I don't stress over fine details because it's frustrating when I built something that took hours and something breaks on it.
~~ Mikey KB3VBR (Admin)
~~ NARA Member # 75    
~~ Baldwin Eddystone Unofficial Website

~~ I wonder what that would look like in 1:20.3???
While running trains is my objective I do admire well detailed cars. Many modelers on this forum are way beyond my capabilities to detail cars so I will admire them and the attention to details. I want to do some detailing but time is marching on and with each passing day I get more and more content with what I have done and thank God I am able to do what I can. 
This reminds me of a walk around a full size passenger car with my FRA inspector 20 years ago. We were on the way to a cup of coffee and passing the B end of the coach and  out of the blue he says "you are going to change that aren't you?".  I replied "Harold, what the hell are you talking about" and his reply was "that cotter pin is illegal".  Now said cotter pin was in the pin holding the brake rigging to the truck and was probably 50 years old. Now the replacement cotter pin has a little wedge that slides up to lock the pin and I can't even find a picture on line to show you, but I did find a cotter key and I did replace them. Actually I am guessing he was messing with me because he probably knew those cotter pins had never been replaced because there was no way he could have seen it just by walking by. Did I mention he was an ornery old cuss. This man had 30 years on the railroad before he went to the FRA and he had 27 years with the FRA when he retired in 2004. 
So I really believe in the "it is your own little world so do what is right for you" way of thinking, and no good person will think any more or less of you for the way you do things, and we don't have MFRA inspectors.  Icon_e_biggrin
What makes you happy, what pleases you? That should be where the bar is set for everything with this or any other hobby. If you want extreme and accurate details on anything be it a loco, car or structure, and you do your best to get it, that's all you need. Try your best and do a mediocre job, so be it, you did your best and that's all anyone can ask. Don't care about details just as long as everything runs, that's OK too. Not willing to work on details but want them and are willing to pay the price, fine. How many times do you need to remind yourself that this is a hobby and hobbies are suppose to be fun to work at? Too many or too few details for some are just right for others.

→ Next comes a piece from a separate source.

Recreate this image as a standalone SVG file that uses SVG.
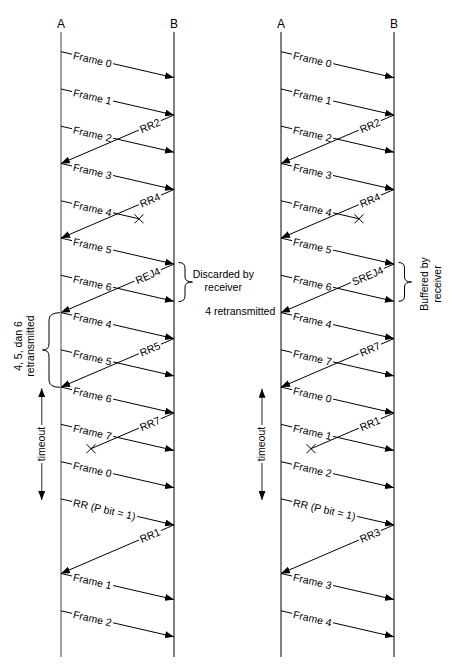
<svg xmlns="http://www.w3.org/2000/svg" width="454" height="669" viewBox="0 0 454 669">
<style>
.lbl{font-family:"Liberation Sans",Arial,sans-serif;font-size:10.5px;fill:#000}
.hd{font-family:"Liberation Sans",Arial,sans-serif;font-size:12px;fill:#000;text-anchor:middle}
.ln{stroke:#000;stroke-width:1;fill:none}
.ar{stroke:#000;stroke-width:1;fill:none;marker-end:url(#ah)}
.tm{stroke:#666;stroke-width:1.4;fill:none;marker-end:url(#ah)}
.bg{fill:#fff}
.mid{text-anchor:middle}
.end{text-anchor:end}
</style>
<defs>
<marker id="ah" markerUnits="userSpaceOnUse" markerWidth="9" markerHeight="7" refX="9" refY="3.5" orient="auto"><path d="M0,0 L9,3.5 L0,7 z" fill="#000"/></marker>
</defs>
<rect width="454" height="669" fill="#fff"/>

<!-- lifelines -->
<g id="left-A"><text class="hd" x="61" y="28.3">A</text><line x1="61" y1="32" x2="61" y2="657" stroke="#7a7a7a" stroke-width="1.4"/></g>
<g id="left-B"><text class="hd" x="174" y="28.3">B</text><line class="ln" x1="174" y1="32" x2="174" y2="657"/></g>
<g id="right-A"><text class="hd" x="281" y="28.3">A</text><line class="ln" x1="281" y1="32" x2="281" y2="657"/></g>
<g id="right-B"><text class="hd" x="394" y="28.3">B</text><line class="ln" x1="394" y1="32" x2="394" y2="657"/></g>

<!-- connectors -->
<g id="connectors">
<!-- left frames -->
<line class="ar" x1="61" y1="51.7" x2="174" y2="77.7"/>
<line class="ar" x1="61" y1="89" x2="174" y2="115"/>
<line class="ar" x1="61" y1="126.2" x2="174" y2="152.2"/>
<line class="ar" x1="61" y1="163.5" x2="174" y2="189.5"/>
<line class="ln" x1="61" y1="200.8" x2="139" y2="218.8"/>
<line class="ar" x1="61" y1="238.1" x2="174" y2="264.1"/>
<line class="ar" x1="61" y1="275.3" x2="174" y2="301.3"/>
<line class="ar" x1="61" y1="312.6" x2="174" y2="338.6"/>
<line class="ar" x1="61" y1="349.9" x2="174" y2="375.9"/>
<line class="ar" x1="61" y1="387.1" x2="174" y2="413.1"/>
<line class="ar" x1="61" y1="424.4" x2="174" y2="450.4"/>
<line class="ar" x1="61" y1="461.7" x2="174" y2="487.7"/>
<line class="ar" x1="61" y1="498.9" x2="174" y2="524.9"/>
<line class="ar" x1="61" y1="573.5" x2="174" y2="599.5"/>
<line class="ar" x1="61" y1="610.8" x2="174" y2="636.8"/>
<!-- left responses -->
<line class="ar" x1="174" y1="115" x2="61" y2="163.5"/>
<line class="ar" x1="174" y1="189.5" x2="61" y2="238.1"/>
<line class="ar" x1="174" y1="264.1" x2="61" y2="312.6"/>
<line class="ar" x1="174" y1="338.6" x2="61" y2="387.1"/>
<line class="ln" x1="174" y1="413.1" x2="91" y2="448.7"/>
<line class="ar" x1="174" y1="524.9" x2="61" y2="573.5"/>
<path class="ln" d="M134.5,214.3 L143.5,223.3 M134.5,223.3 L143.5,214.3"/>
<path class="ln" d="M86.5,444.2 L95.5,453.2 M86.5,453.2 L95.5,444.2"/>

<!-- right frames -->
<line class="ar" x1="281" y1="51.7" x2="394" y2="77.7"/>
<line class="ar" x1="281" y1="89" x2="394" y2="115"/>
<line class="ar" x1="281" y1="126.2" x2="394" y2="152.2"/>
<line class="ar" x1="281" y1="163.5" x2="394" y2="189.5"/>
<line class="ln" x1="281" y1="200.8" x2="359" y2="218.8"/>
<line class="ar" x1="281" y1="238.1" x2="394" y2="264.1"/>
<line class="ar" x1="281" y1="275.3" x2="394" y2="301.3"/>
<line class="ar" x1="281" y1="312.6" x2="394" y2="338.6"/>
<line class="ar" x1="281" y1="349.9" x2="394" y2="375.9"/>
<line class="ar" x1="281" y1="387.1" x2="394" y2="413.1"/>
<line class="ar" x1="281" y1="424.4" x2="394" y2="450.4"/>
<line class="ar" x1="281" y1="461.7" x2="394" y2="487.7"/>
<line class="ar" x1="281" y1="498.9" x2="394" y2="524.9"/>
<line class="ar" x1="281" y1="573.5" x2="394" y2="599.5"/>
<line class="ar" x1="281" y1="610.8" x2="394" y2="636.8"/>
<!-- right responses -->
<line class="ar" x1="394" y1="115" x2="281" y2="163.5"/>
<line class="ar" x1="394" y1="189.5" x2="281" y2="238.1"/>
<line class="ar" x1="394" y1="264.1" x2="281" y2="312.6"/>
<line class="ar" x1="394" y1="338.6" x2="281" y2="387.1"/>
<line class="ln" x1="394" y1="413.1" x2="311" y2="448.7"/>
<line class="ar" x1="394" y1="524.9" x2="281" y2="573.5"/>
<path class="ln" d="M354.5,214.3 L363.5,223.3 M354.5,223.3 L363.5,214.3"/>
<path class="ln" d="M306.5,444.2 L315.5,453.2 M306.5,453.2 L315.5,444.2"/>

<!-- left frame labels -->
<g transform="translate(73.5,54.58) rotate(12.97)"><rect class="bg" x="-1.5" y="-2" width="42.1" height="4"/><text class="lbl" y="4.2">Frame 0</text></g>
<g transform="translate(73.5,91.85) rotate(12.97)"><rect class="bg" x="-1.5" y="-2" width="42.1" height="4"/><text class="lbl" y="4.2">Frame 1</text></g>
<g transform="translate(73.5,129.12) rotate(12.97)"><rect class="bg" x="-1.5" y="-2" width="42.1" height="4"/><text class="lbl" y="4.2">Frame 2</text></g>
<g transform="translate(73.5,166.39) rotate(12.97)"><rect class="bg" x="-1.5" y="-2" width="42.1" height="4"/><text class="lbl" y="4.2">Frame 3</text></g>
<g transform="translate(73.5,203.66) rotate(12.97)"><rect class="bg" x="-1.5" y="-2" width="42.1" height="4"/><text class="lbl" y="4.2">Frame 4</text></g>
<g transform="translate(73.5,240.93) rotate(12.97)"><rect class="bg" x="-1.5" y="-2" width="42.1" height="4"/><text class="lbl" y="4.2">Frame 5</text></g>
<g transform="translate(73.5,278.2) rotate(12.97)"><rect class="bg" x="-1.5" y="-2" width="42.1" height="4"/><text class="lbl" y="4.2">Frame 6</text></g>
<g transform="translate(73.5,315.47) rotate(12.97)"><rect class="bg" x="-1.5" y="-2" width="42.1" height="4"/><text class="lbl" y="4.2">Frame 4</text></g>
<g transform="translate(73.5,352.74) rotate(12.97)"><rect class="bg" x="-1.5" y="-2" width="42.1" height="4"/><text class="lbl" y="4.2">Frame 5</text></g>
<g transform="translate(73.5,390.01) rotate(12.97)"><rect class="bg" x="-1.5" y="-2" width="42.1" height="4"/><text class="lbl" y="4.2">Frame 6</text></g>
<g transform="translate(73.5,427.28) rotate(12.97)"><rect class="bg" x="-1.5" y="-2" width="42.1" height="4"/><text class="lbl" y="4.2">Frame 7</text></g>
<g transform="translate(73.5,464.55) rotate(12.97)"><rect class="bg" x="-1.5" y="-2" width="42.1" height="4"/><text class="lbl" y="4.2">Frame 0</text></g>
<g transform="translate(73.5,501.82) rotate(12.97)"><rect class="bg" x="-1.5" y="-2" width="66.9" height="4"/><text class="lbl" y="4.2">RR (P bit = 1)</text></g>
<g transform="translate(73.5,576.36) rotate(12.97)"><rect class="bg" x="-1.5" y="-2" width="42.1" height="4"/><text class="lbl" y="4.2">Frame 1</text></g>
<g transform="translate(73.5,613.63) rotate(12.97)"><rect class="bg" x="-1.5" y="-2" width="42.1" height="4"/><text class="lbl" y="4.2">Frame 2</text></g>
<!-- left response labels -->
<g transform="translate(159.5,121.22) rotate(-23.23)"><rect class="bg" x="-22.5" y="-2" width="24" height="4"/><text class="lbl end" y="4">RR2</text></g>
<g transform="translate(159.5,195.72) rotate(-23.23)"><rect class="bg" x="-22.5" y="-2" width="24" height="4"/><text class="lbl end" y="4">RR4</text></g>
<g transform="translate(159.5,270.32) rotate(-23.23)"><rect class="bg" x="-27.2" y="-2" width="28.7" height="4"/><text class="lbl end" y="4">REJ4</text></g>
<g transform="translate(159.5,344.82) rotate(-23.23)"><rect class="bg" x="-22.5" y="-2" width="24" height="4"/><text class="lbl end" y="4">RR5</text></g>
<g transform="translate(159.5,419.32) rotate(-23.23)"><rect class="bg" x="-22.5" y="-2" width="24" height="4"/><text class="lbl end" y="4">RR7</text></g>
<g transform="translate(159.5,531.12) rotate(-23.23)"><rect class="bg" x="-22.5" y="-2" width="24" height="4"/><text class="lbl end" y="4">RR1</text></g>

<!-- right frame labels -->
<g transform="translate(293.5,54.58) rotate(12.97)"><rect class="bg" x="-1.5" y="-2" width="42.1" height="4"/><text class="lbl" y="4.2">Frame 0</text></g>
<g transform="translate(293.5,91.85) rotate(12.97)"><rect class="bg" x="-1.5" y="-2" width="42.1" height="4"/><text class="lbl" y="4.2">Frame 1</text></g>
<g transform="translate(293.5,129.12) rotate(12.97)"><rect class="bg" x="-1.5" y="-2" width="42.1" height="4"/><text class="lbl" y="4.2">Frame 2</text></g>
<g transform="translate(293.5,166.39) rotate(12.97)"><rect class="bg" x="-1.5" y="-2" width="42.1" height="4"/><text class="lbl" y="4.2">Frame 3</text></g>
<g transform="translate(293.5,203.66) rotate(12.97)"><rect class="bg" x="-1.5" y="-2" width="42.1" height="4"/><text class="lbl" y="4.2">Frame 4</text></g>
<g transform="translate(293.5,240.93) rotate(12.97)"><rect class="bg" x="-1.5" y="-2" width="42.1" height="4"/><text class="lbl" y="4.2">Frame 5</text></g>
<g transform="translate(293.5,278.2) rotate(12.97)"><rect class="bg" x="-1.5" y="-2" width="42.1" height="4"/><text class="lbl" y="4.2">Frame 6</text></g>
<g transform="translate(293.5,315.47) rotate(12.97)"><rect class="bg" x="-1.5" y="-2" width="42.1" height="4"/><text class="lbl" y="4.2">Frame 4</text></g>
<g transform="translate(293.5,352.74) rotate(12.97)"><rect class="bg" x="-1.5" y="-2" width="42.1" height="4"/><text class="lbl" y="4.2">Frame 7</text></g>
<g transform="translate(293.5,390.01) rotate(12.97)"><rect class="bg" x="-1.5" y="-2" width="42.1" height="4"/><text class="lbl" y="4.2">Frame 0</text></g>
<g transform="translate(293.5,427.28) rotate(12.97)"><rect class="bg" x="-1.5" y="-2" width="42.1" height="4"/><text class="lbl" y="4.2">Frame 1</text></g>
<g transform="translate(293.5,464.55) rotate(12.97)"><rect class="bg" x="-1.5" y="-2" width="42.1" height="4"/><text class="lbl" y="4.2">Frame 2</text></g>
<g transform="translate(293.5,501.82) rotate(12.97)"><rect class="bg" x="-1.5" y="-2" width="66.9" height="4"/><text class="lbl" y="4.2">RR (P bit = 1)</text></g>
<g transform="translate(293.5,576.36) rotate(12.97)"><rect class="bg" x="-1.5" y="-2" width="42.1" height="4"/><text class="lbl" y="4.2">Frame 3</text></g>
<g transform="translate(293.5,613.63) rotate(12.97)"><rect class="bg" x="-1.5" y="-2" width="42.1" height="4"/><text class="lbl" y="4.2">Frame 4</text></g>
<!-- right response labels -->
<g transform="translate(379.5,121.22) rotate(-23.23)"><rect class="bg" x="-22.5" y="-2" width="24" height="4"/><text class="lbl end" y="4">RR2</text></g>
<g transform="translate(379.5,195.72) rotate(-23.23)"><rect class="bg" x="-22.5" y="-2" width="24" height="4"/><text class="lbl end" y="4">RR4</text></g>
<g transform="translate(382.5,269.26) rotate(-23.23)"><rect class="bg" x="-34.2" y="-2" width="35.7" height="4"/><text class="lbl end" y="4">SREJ4</text></g>
<g transform="translate(379.5,344.82) rotate(-23.23)"><rect class="bg" x="-22.5" y="-2" width="24" height="4"/><text class="lbl end" y="4">RR7</text></g>
<g transform="translate(379.5,419.32) rotate(-23.23)"><rect class="bg" x="-22.5" y="-2" width="24" height="4"/><text class="lbl end" y="4">RR1</text></g>
<g transform="translate(379.5,531.12) rotate(-23.23)"><rect class="bg" x="-22.5" y="-2" width="24" height="4"/><text class="lbl end" y="4">RR3</text></g>

<!-- timeout arrows -->
<line class="tm" x1="41.7" y1="425" x2="41.7" y2="388.3"/>
<line class="tm" x1="41.7" y1="463" x2="41.7" y2="500"/>
<line class="tm" x1="262" y1="425" x2="262" y2="388.8"/>
<line class="tm" x1="262" y1="463" x2="262" y2="500"/>
</g>

<!-- notes -->
<g id="note-discarded">
<path class="ln" d="M178.5,262.5 Q185,262.5 185,268 L185,277 Q185,282 192.5,282 Q185,282 185,287 L185,296 Q185,301.5 178.5,301.5"/>
<text class="lbl mid" x="223.3" y="278">Discarded by</text>
<text class="lbl mid" x="223.3" y="290.5">receiver</text>
</g>
<g id="note-retransmitted-left">
<path class="ln" d="M60,312.7 Q49,312.7 49,320 L49,344 Q49,350 42.5,350 Q49,350 49,356 L49,380 Q49,387.3 60,387.3"/>
<text class="lbl mid" transform="translate(22,346) rotate(-90)">4, 5, dan 6</text>
<text class="lbl mid" transform="translate(33.5,346) rotate(-90)">retransmitted</text>
</g>
<g id="note-timeout-left"><text class="lbl mid" transform="translate(44.9,444) rotate(-90)">timeout</text></g>
<g id="note-retransmitted-right"><text class="lbl end" x="275.3" y="315.3">4 retransmitted</text></g>
<g id="note-buffered">
<path class="ln" d="M398.5,262.5 Q404.5,262.5 404.5,268 L404.5,277 Q404.5,282 411.5,282 Q404.5,282 404.5,287 L404.5,296 Q404.5,301.3 398.5,301.3"/>
<text class="lbl mid" transform="translate(428.3,284) rotate(-90)">Buffered by</text>
<text class="lbl mid" transform="translate(440.5,284) rotate(-90)">receiver</text>
</g>
<g id="note-timeout-right"><text class="lbl mid" transform="translate(265.2,444) rotate(-90)">timeout</text></g>
</svg>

If I did painting for the pleasure of it, I'd want details in what I paint. There are "impressionists" whose paintings give the illusion of detail, and then there are those that just splash paint on a canvas and sell their work for millions. Regardless, if you're pleased with whatever level you choose, in whatever hobby it is, that's all you need to be concerned about.
Don (ezdays) Day
Board administrator and
I was in a group of model railroaders that used to operate on a members layout once a month.  On my layout the one thing that was changed was replacing the couplers with Kadee #5's and later with 148's.  Most cars had the wheel sets changed over to metal wheels.  I had a few cars that had coupler lift bars and brake hoses but found that with manual uncoupling they tended to get broken off if the operators got a little careless.  The same if there was a derailment or a little too aggressive shifting maneuver.  Since the group disbanded I have been adding extra details to some cars and it does enhance the overall look.  As others have said it's your layout and you should do what makes you happy.

My 2 cents Misngth ... I have a whole mish mosh of car makes, some better then others, but like Lutz said, on large consists its so hard to really tell what cars are better, honestly, the only time I really care is when I take pictures, and then 95% of the time I'll notice something broken...AFTER i have posted the pic Nope . 

Sure I like operations, and have great fun doing it from time to time, but really I am more of a "Railfan" so watching the trains run across the layout gives me the most enjoyment. The very first thing we see is the engine, after that most of the cars details are not so noticeable to me, so I have always spent more time on the engine details then the cars in my fleet. 

All the nice equipment I have is great, but for me the engines are most important for details, the cars detailing counts most for me in pics, I guess thats my take on it Icon_cool  .
[Image: sig2.jpg]-Deano
[Image: up_turb10k_r.gif]
I used to be more into details until my eyes went bad. Now i can barely tell if a grab iron is cast in or freestanding unless i put on my close up glasses. I dont wear my close up glasses when i run a train.